Calling autoconf in a spec.

Michael Ekstrand michael at elehack.net
Fri Jul 15 17:53:30 UTC 2011


On 07/15/2011 11:43 AM, Kevin Kofler wrote:
> Sam Varshavchik wrote:
>> There's a big difference between having the upstream, who knows their
>> configure script inside and out,
> 
> That's a very bold assertion. ;-) Many upstream developers just copy&paste 
> their configure.ac scripts together from examples or other projects without 
> understanding them. The current maintainer might also not be the developer 
> who wrote the scripts (who is often the only one understanding them).
> 
> Case in point: There are bazillions of projects testing for the existence of 
> standard ANSI C89 / ISO C90 (not C99, C90!) functions (which have been 
> available on every even remotely modern OS for decades) in their configure 
> scripts, then just ignoring the results of the checks and just using memcpy 
> etc. without a second thought (which makes sense because those are part of 
> an ubiquitous, 23-year-old standard, but then checking for them in configure 
> and defining unused HAVE_MEMCPY etc. booleans does NOT make sense). 
> Likewise, projects routinely check for the existence of a Fortran compiler 
> without even including a single line of Fortran.

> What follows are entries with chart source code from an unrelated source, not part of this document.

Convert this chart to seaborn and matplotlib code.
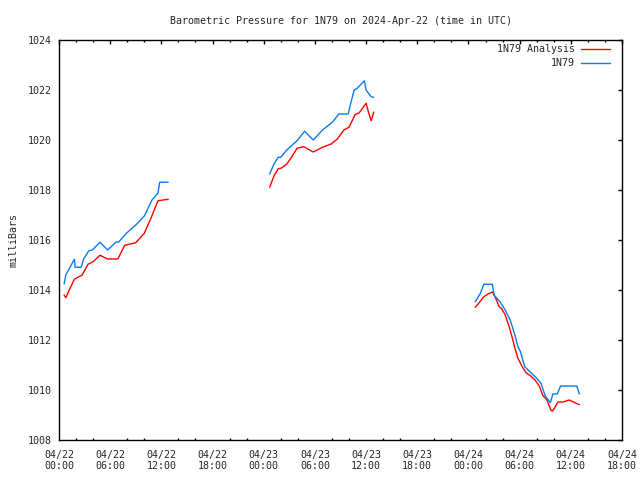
import matplotlib
matplotlib.use("Agg")
import matplotlib.pyplot as plt
import seaborn as sns
import pandas as pd
from matplotlib.lines import Line2D

# ---- data (hours since 2024-04-22 00:00 UTC, pressure in mb) ----
analysis_seg1_t = [0.6, 0.8, 1.3, 1.8, 2.2, 2.7, 3.4, 4.0, 4.8, 5.7, 6.9, 7.7, 9.0, 10.0, 10.8, 11.6, 12.8]
analysis_seg1_p = [1013.80, 1013.69, 1014.07, 1014.43, 1014.51, 1014.59, 1015.03, 1015.13, 1015.39, 1015.24,
                   1015.24, 1015.79, 1015.89, 1016.27, 1016.89, 1017.57, 1017.63]
obs_seg1_t = [0.6, 0.8, 1.8, 1.9, 2.6, 2.9, 3.5, 3.9, 4.8, 5.7, 6.7, 7.0, 7.9, 9.0, 10.0, 10.9, 11.6, 11.8, 12.8]
obs_seg1_p = [1014.24, 1014.60, 1015.23, 1014.91, 1014.91, 1015.25, 1015.57, 1015.60, 1015.91, 1015.60,
              1015.92, 1015.92, 1016.27, 1016.60, 1016.96, 1017.60, 1017.87, 1018.31, 1018.31]

analysis_seg2_t = [24.7, 25.2, 25.7, 26.1, 26.7, 27.3, 27.9, 28.7, 29.8, 30.9, 31.9, 32.6, 33.4, 34.0, 34.7,
                   35.2, 36.0, 36.3, 36.6, 36.9]
analysis_seg2_p = [1018.11, 1018.56, 1018.85, 1018.88, 1019.04, 1019.33, 1019.67, 1019.73, 1019.52, 1019.71,
                   1019.84, 1020.03, 1020.40, 1020.51, 1021.01, 1021.09, 1021.47, 1021.09, 1020.77, 1021.12]
obs_seg2_t = [24.7, 25.2, 25.7, 26.0, 26.7, 27.9, 28.8, 29.8, 30.9, 32.1, 32.8, 33.9, 34.2, 34.6, 34.9, 35.8,
              36.0, 36.6, 36.9]
obs_seg2_p = [1018.64, 1019.04, 1019.31, 1019.31, 1019.60, 1019.97, 1020.35, 1020.00, 1020.40, 1020.73,
              1021.04, 1021.04, 1021.47, 1022.00, 1022.05, 1022.37, 1022.00, 1021.73, 1021.71]

analysis_seg3_t = [48.8, 49.2, 49.8, 50.3, 50.8, 51.2, 51.6, 51.9, 52.3, 52.75, 53.1, 53.5, 53.8, 54.3, 54.75,
                   55.3, 55.8, 56.3, 56.7, 57.2, 57.7, 57.9, 58.5, 59.1, 59.8, 60.3, 61.0]
analysis_seg3_p = [1013.31, 1013.47, 1013.73, 1013.84, 1013.92, 1013.67, 1013.33, 1013.25, 1013.01, 1012.56,
                   1012.13, 1011.60, 1011.27, 1010.93, 1010.69, 1010.56, 1010.40, 1010.16, 1009.79, 1009.60,
                   1009.17, 1009.17, 1009.52, 1009.52, 1009.60, 1009.52, 1009.41]
obs_seg3_t = [48.8, 49.4, 49.8, 50.8, 51.0, 51.7, 52.3, 52.9, 53.5, 53.8, 54.1, 54.6, 55.2, 56.0, 56.5, 57.0,
              57.6, 57.9, 58.4, 58.8, 60.7, 61.0]
obs_seg3_p = [1013.53, 1013.87, 1014.23, 1014.23, 1013.80, 1013.53, 1013.20, 1012.80, 1012.13, 1011.73,
              1011.53, 1010.93, 1010.73, 1010.47, 1010.27, 1009.76, 1009.49, 1009.84, 1009.84, 1010.16,
              1010.16, 1009.84]

series_names = ["1N79 Analysis", "1N79"]
series_colors = ["#ff0000", "#0a7cf0"]
x_tick_hours = [0, 6, 12, 18, 24, 30, 36, 42, 48, 54, 60, 66]
x_tick_labels = ["04/22\n00:00", "04/22\n06:00", "04/22\n12:00", "04/22\n18:00",
                 "04/23\n00:00", "04/23\n06:00", "04/23\n12:00", "04/23\n18:00",
                 "04/24\n00:00", "04/24\n06:00", "04/24\n12:00", "04/24\n18:00"]
y_ticks = [1008, 1010, 1012, 1014, 1016, 1018, 1020, 1022, 1024]

rows = []
for name, segs in [
    ("1N79 Analysis", [(analysis_seg1_t, analysis_seg1_p), (analysis_seg2_t, analysis_seg2_p),
                       (analysis_seg3_t, analysis_seg3_p)]),
    ("1N79", [(obs_seg1_t, obs_seg1_p), (obs_seg2_t, obs_seg2_p), (obs_seg3_t, obs_seg3_p)]),
]:
    for i, (ts, ps) in enumerate(segs):
        for t, p in zip(ts, ps):
            rows.append({"hour": t, "pressure": p, "series": name, "seg": i})
df = pd.DataFrame(rows)

sns.set_theme(style="white")
plt.rcParams["font.family"] = ["DejaVu Sans Mono"]
FS = 7.2

fig = plt.figure(figsize=(6.4, 4.8), dpi=100)
ax = fig.add_axes([59 / 640, 40 / 480, 563 / 640, 400 / 480])

sns.lineplot(data=df, x="hour", y="pressure", hue="series", units="seg", estimator=None,
             hue_order=series_names, palette=series_colors, linewidth=1.0, ax=ax,
             legend=False, sort=False)

ax.set_xlim(0, 66)
ax.set_ylim(1008, 1024)
ax.set_xticks(x_tick_hours)
ax.set_xticklabels(x_tick_labels, fontsize=FS)
ax.set_xticks(list(range(0, 67, 2)), minor=True)
ax.set_yticks(y_ticks)
ax.set_yticklabels([str(v) for v in y_ticks], fontsize=FS)
ax.tick_params(axis="both", which="major", direction="in", length=3, width=1, color="black",
               top=True, right=True, pad=5)
ax.tick_params(axis="x", which="minor", direction="in", length=1.7, width=1, color="black",
               top=True, bottom=True)
ax.tick_params(axis="x", which="major", pad=7)
for s in ax.spines.values():
    s.set_color("black")
    s.set_linewidth(1)
ax.set_xlabel("")
ax.set_ylabel("milliBars", fontsize=FS, labelpad=7)
ax.set_title("Barometric Pressure for 1N79 on 2024-Apr-22 (time in UTC)", fontsize=FS, pad=11.5)
ax.grid(False)

handles = [Line2D([0], [0], color=c, lw=1.0) for c in series_colors]
leg = ax.legend(handles, series_names, loc="upper right", frameon=False, fontsize=FS,
                markerfirst=False, handlelength=2.9, handletextpad=0.6, labelspacing=0.36,
                borderpad=0, borderaxespad=0,
                bbox_to_anchor=(610 / 640, 1 - 44.5 / 480), bbox_transform=fig.transFigure)

fig.savefig("out.png", dpi=100)
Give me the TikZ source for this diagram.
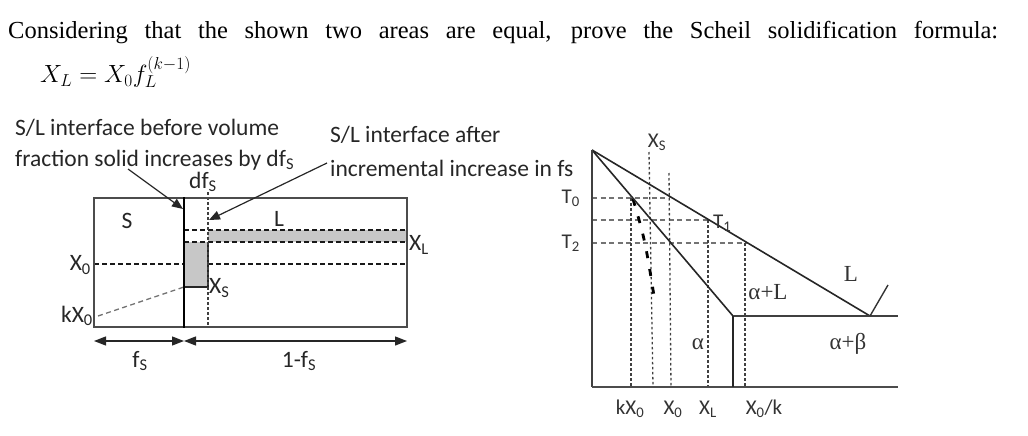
\documentclass[tikz,border=0pt]{standalone}
\usepackage{fontspec}
\setmainfont{Liberation Serif}
\newfontfamily\labfont{Carlito}
\usetikzlibrary{arrows.meta}
\newcommand\lsub[1]{\textsubscript{#1}}
\begin{document}
\begin{tikzpicture}[x=1pt,y=-1pt,
  lab/.style={font=\labfont\fontsize{23.5}{26}\selectfont, inner sep=0pt, text=black!85},
  rlab/.style={font=\labfont\fontsize{21}{24}\selectfont, inner sep=0pt, text=black!80},
  glab/.style={font=\fontsize{23}{26}\selectfont, inner sep=0pt, text=black!80},
  box/.style={draw=black!70, line width=1.8pt},
  dsh/.style={draw=black!90, line width=1.3pt, dash pattern=on 5pt off 3pt},
  gdsh/.style={draw=black!55, line width=1.3pt, dash pattern=on 5pt off 3.5pt},
  dot/.style={draw=black!75, line width=1.3pt, dash pattern=on 2.5pt off 2.5pt},
  ptr/.style={draw=black!85, line width=1.2pt, -{Triangle[length=11pt,width=9pt]}},
  dim/.style={draw=black!85, line width=1.3pt, {Triangle[length=12pt,width=9pt]}-{Triangle[length=12pt,width=9pt]}},
]
\useasboundingbox (0,0) rectangle (1028,436);

% ---------- header ----------
\node[anchor=west, inner sep=0pt, font=\fontsize{24.5}{28}\selectfont] (title) at (8,33)
  {\makebox[990pt][s]{Considering that the shown two areas are equal, prove the Scheil solidification formula:}};
\node[anchor=west, inner sep=0pt, font=\fontsize{24}{28}\selectfont] (formula) at (40,72)
  {$X_L = X_0 f_L^{(k-1)}$};

% ---------- left diagram ----------
\node[lab, anchor=west] (t1a) at (15,128) {S/L interface before volume};
\node[lab, anchor=west] (t1b) at (15,160) {fraction solid increases by df\lsub{S}};
\node[lab, anchor=west] (t2a) at (330,135) {S/L interface after};
\node[lab, anchor=west] (t2b) at (330,168) {incremental increase in fs};
\node[lab] (dfs) at (203,182) {df\lsub{S}};

\fill[black!22] (208,230) rectangle (407,242);
\fill[black!22] (184,242) rectangle (208,287);
\draw[dsh] (184,230) -- (407,230);
\draw[dsh] (184,242) -- (407,242);
\draw[dsh] (94,264) -- (184,264);
\draw[dsh] (208,264) -- (407,264);
\draw[gdsh] (98,316) -- (184,287);
\draw[draw=black!85, line width=1.5pt] (184,287) -- (208,287) -- (208,242);
\draw[dot] (208,192) -- (208,327);
\draw[box] (94,198) rectangle (407,327);
\draw[black, line width=2.6pt] (184,197) -- (184,328);

\node[lab] (S) at (127,221) {S};
\node[lab] (L) at (279,219) {L};
\node[lab, anchor=east] (x0l) at (91,265) {X\lsub{0}};
\node[lab, anchor=east] (kx0l) at (93,316) {kX\lsub{0}};
\node[lab, anchor=west] (xsl) at (209,288) {X\lsub{S}};
\node[lab, anchor=west] (xll) at (409,245) {X\lsub{L}};

\coordinate (p1s) at (128,169);
\coordinate (p1e) at (183,209);
\coordinate (p2s) at (327,163);
\coordinate (p2e) at (209,220);
\draw[ptr] (p1s) -- (p1e);
\draw[ptr] (p2s) -- (p2e);

\coordinate (d0) at (94,341);
\coordinate (d1) at (184,341);
\coordinate (d2) at (407,341);
\draw[dim] (d0) -- (d1);
\draw[dim] (d1) -- (d2);
\node[lab] (fs) at (140,361) {f\lsub{S}};
\node[lab] (omfs) at (299,361) {1-f\lsub{S}};

% ---------- right diagram ----------
\coordinate (A) at (592,150);
\coordinate (E) at (870,316);
\coordinate (Sd) at (733,316);
\coordinate (O) at (592,387);
\coordinate (B) at (898,387);

\draw[gdsh] (592,198) -- (670,198);
\draw[gdsh] (592,220) -- (709,220);
\draw[gdsh] (592,243) -- (747,243);
\draw[dot] (631,198) -- (631,387);
\draw[dot] (649,152) -- (653,387);
\draw[dot] (669,173) -- (671,387);
\draw[dot] (708,220) -- (708,387);
\draw[dot] (745,243) -- (745,387);
\draw[black, line width=2.8pt, dash pattern=on 7pt off 11pt] (633,199) .. controls (645,240) .. (655,302);

\draw[black!85, line width=1.6pt] (A) -- (E);
\draw[black!85, line width=1.6pt] (A) -- (Sd);
\draw[black!75, line width=2pt] (A) -- (O);
\draw[black!70, line width=2.4pt] (O) -- (B);
\draw[black!75, line width=2pt] (Sd) -- (898,316);
\draw[black!85, line width=2.4pt] (Sd) -- (733,387);
\draw[black!80, line width=1.4pt] (E) -- (888,285);

\node[rlab] (xs) at (657,142) {X\lsub{S}};
\node[rlab, anchor=east] (T0) at (580,198) {T\lsub{0}};
\node[rlab, anchor=east] (T2) at (580,243) {T\lsub{2}};
\node[rlab, anchor=west] (T1) at (713,223) {T\lsub{1}};
\node[glab] (aL) at (768,292) {α+L};
\node[glab] (Lr) at (851,274) {L};
\node[glab] (ab) at (848,344) {α+β};
\node[glab] (al) at (698,344) {α};
\node[rlab] (bk) at (630,409) {kX\lsub{0}};
\node[rlab] (b0) at (673,409) {X\lsub{0}};
\node[rlab] (bl) at (708,409) {X\lsub{L}};
\node[rlab] (bk2) at (764,409) {X\lsub{0}/k};
\end{tikzpicture}
\end{document}
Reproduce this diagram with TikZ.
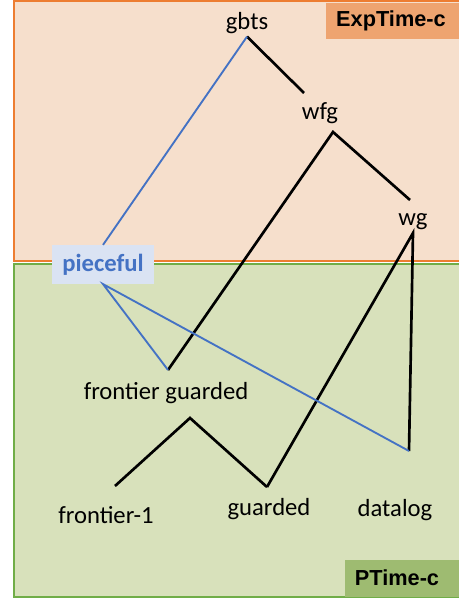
\documentclass[tikz,border=0pt]{standalone}
\usepackage{fontspec}
\setmainfont{Carlito}
\newfontfamily\hdrfont{Liberation Sans}
\definecolor{expfill}{RGB}{246,223,204}
\definecolor{expline}{RGB}{237,125,49}
\definecolor{exptag}{RGB}{238,164,112}
\definecolor{ptfill}{RGB}{216,225,187}
\definecolor{ptline}{RGB}{112,173,71}
\definecolor{pttag}{RGB}{158,187,113}
\definecolor{pcblue}{RGB}{68,114,196}
\definecolor{pcfill}{RGB}{218,227,243}
\tikzset{
  lbl/.style={inner sep=2pt, font=\fontsize{18.5}{22}\selectfont},
  tag/.style={inner sep=0pt, font=\hdrfont\bfseries\fontsize{16.3}{19}\selectfont},
  blk/.style={line width=2pt, black},
  blu/.style={line width=1.4pt, pcblue}
}
\begin{document}
\begin{tikzpicture}[x=0.75pt,y=0.75pt,yscale=-1,xscale=1]
\useasboundingbox (0,0) rectangle (459,599);

% complexity regions
\draw [fill=expfill, draw=expline, line width=0.9pt] (14,1) rectangle (475,261);
\draw [fill=ptfill, draw=ptline, line width=0.9pt] (14,264) rectangle (475,597);
\fill [exptag] (326,3) rectangle (475,39);
\fill [pttag] (345,560) rectangle (475,597);
\node [tag] (exp) at (391,21) {ExpTime-c};
\node [tag] (pt) at (397,578) {PTime-c};

% classes
\node [lbl] (gbts) at (247,23) {gbts};
\node [lbl] (wfg) at (320,113) {wfg};
\node [lbl] (wg) at (413,222) {wg};
\node [lbl, fill=pcfill, text=pcblue, font=\bfseries\fontsize{18.5}{22}\selectfont, minimum width=76pt, minimum height=29pt] (pc) at (103,264.5) {pieceful};
\node [lbl] (fg) at (166,393) {frontier guarded};
\node [lbl] (f1) at (106,515) {frontier-1};
\node [lbl] (g) at (269,509) {guarded};
\node [lbl] (dl) at (395,510) {datalog};

% free ends
\coordinate (wfgL) at (333,132);
\coordinate (fgU) at (168,370);
\coordinate (fgD) at (190,418);
\coordinate (f1U) at (115,486);
\coordinate (gU) at (267,487);
\coordinate (dlU) at (409,451);
\coordinate (wgU) at (410,200);
\coordinate (wfgU) at (304,93);

\draw [blk] (gbts.south) -- (wfgU);
\draw [blk] (fgU) -- (wfgL) -- (wgU);
\draw [blk] (gU) -- (wg.south) -- (dlU);
\draw [blk] (f1U) -- (fgD) -- (gU);

\draw [blu] (pc.north) -- (gbts.south);
\draw [blu] (fgU) -- (pc.south) -- (dlU);

\end{tikzpicture}
\end{document}
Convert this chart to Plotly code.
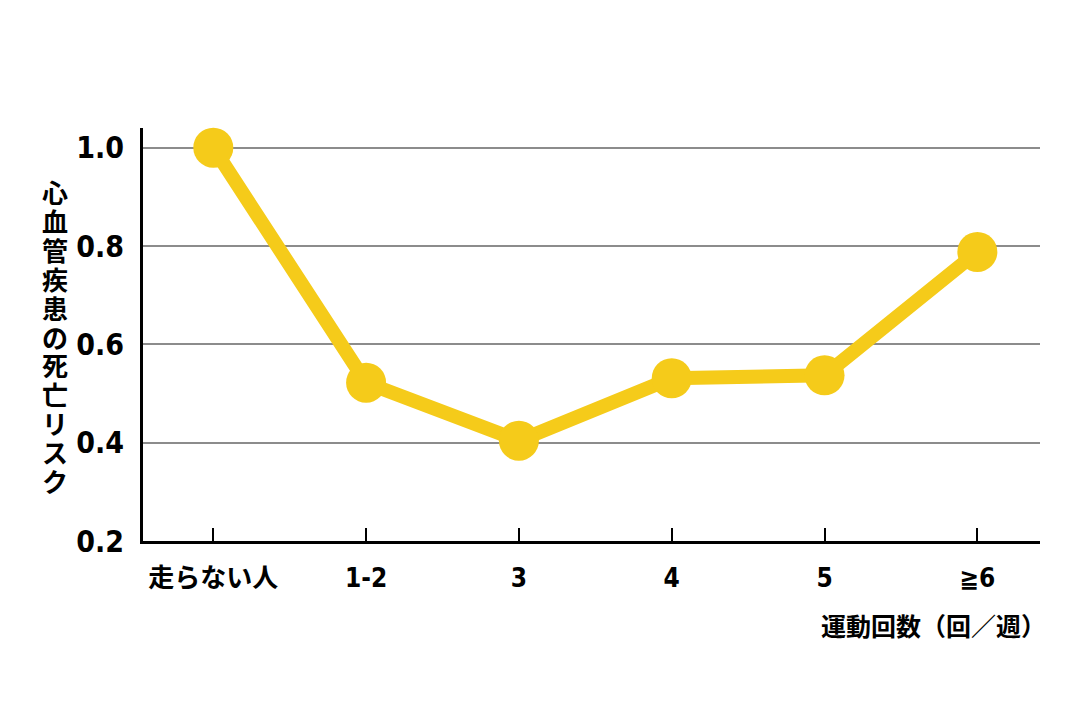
import plotly.graph_objects as go

categories = ["走らない人", "1-2", "3", "4", "5", "≧6"]
risk = [1.0, 0.522, 0.404, 0.531, 0.537, 0.788]
y_ticks = [0.2, 0.4, 0.6, 0.8, 1.0]
y_tick_labels = ["0.2", "0.4", "0.6", "0.8", "1.0"]
y_title = "心血管疾患の死亡リスク"
x_title = "運動回数（回／週）"

YELLOW = "#F5CB1A"
FONT = "DejaVu Sans Condensed, Noto Sans CJK JP, sans-serif"
CJK = "Noto Sans CJK JP"

x_idx = list(range(len(categories)))

fig = go.Figure()
fig.add_trace(go.Scatter(
    x=x_idx, y=risk, mode="lines+markers",
    line=dict(color=YELLOW, width=14),
    marker=dict(color=YELLOW, size=40),
    cliponaxis=False, hoverinfo="skip",
))

fig.update_layout(
    width=1080, height=720,
    margin=dict(l=135, r=48, t=120, b=187),
    plot_bgcolor="white", paper_bgcolor="white",
    showlegend=False,
    font=dict(family=FONT, color="black"),
)
fig.update_xaxes(
    range=[-0.46, 5.41],
    tickmode="array", tickvals=x_idx, ticktext=[f"<b>{c}</b>" for c in categories],
    tickfont=dict(size=26, family=FONT, color="black"),
    showline=True, linecolor="black", linewidth=3,
    ticks="inside", ticklen=13, tickwidth=1.5, tickcolor="black",
    ticklabelstandoff=12,
    showgrid=False, zeroline=False,
)
fig.update_yaxes(
    range=[0.2, 1.04],
    tickmode="array", tickvals=y_ticks, ticktext=[f"<b>{t}</b>" for t in y_tick_labels],
    tickfont=dict(size=30, family=FONT, color="black"),
    showline=True, linecolor="black", linewidth=3,
    ticks="", ticklabelstandoff=10,
    showgrid=True, gridcolor="#8c8c8c", gridwidth=2,
    zeroline=False,
)

# vertical y-axis title, one character per annotation
n = len(y_title)
top_px, bottom_px = 192, 480
pitch = (bottom_px - top_px) / (n - 1)
for i, ch in enumerate(y_title):
    ypx = top_px + pitch * i
    fig.add_annotation(
        text=f"<b>{ch}</b>",
        xref="paper", yref="paper",
        x=(55 - 143) / 897, y=(541 - ypx) / 413,
        xanchor="center", yanchor="middle", showarrow=False,
        height=31, borderpad=0,
        font=dict(size=26, family=CJK, color="black"),
    )

fig.add_annotation(
    text=f"<b>{x_title}</b>",
    xref="paper", yref="paper", x=(1048 - 143) / 897, y=(541 - 625) / 413,
    xanchor="right", yanchor="middle", showarrow=False,
    font=dict(size=25, family=CJK, color="black"),
)

fig.write_html("out.html")
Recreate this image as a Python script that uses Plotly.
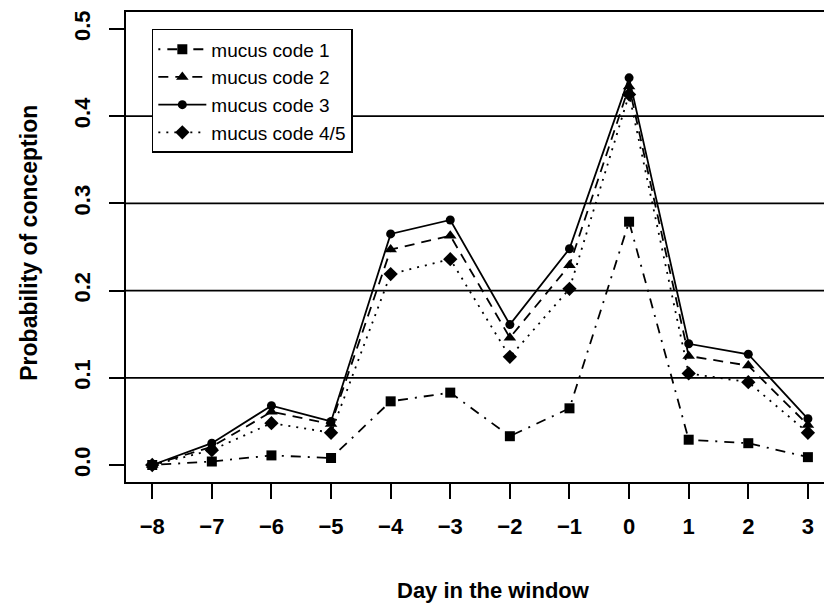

To be fair, a lot of this is ascribable to libtool (in the output, not
in the configure.ac).  If you use libtool (which most autotooled
projects incorporating shared libraries do), the single line in
configure.ac to activate and configure libtool performs a bunch of C
checks and looks for the Fortran compiler (I've always assumed so that
it can determine whether it can/should support Fortran libraries or
client code, but have never verified this assumption).  It could be
better (e.g. looking whether AC_LANG_FORTRAN has been called and
skipping Fortran otherwise), but using Libtool generates a lot of checks
which the program itself likely doesn't use or respect.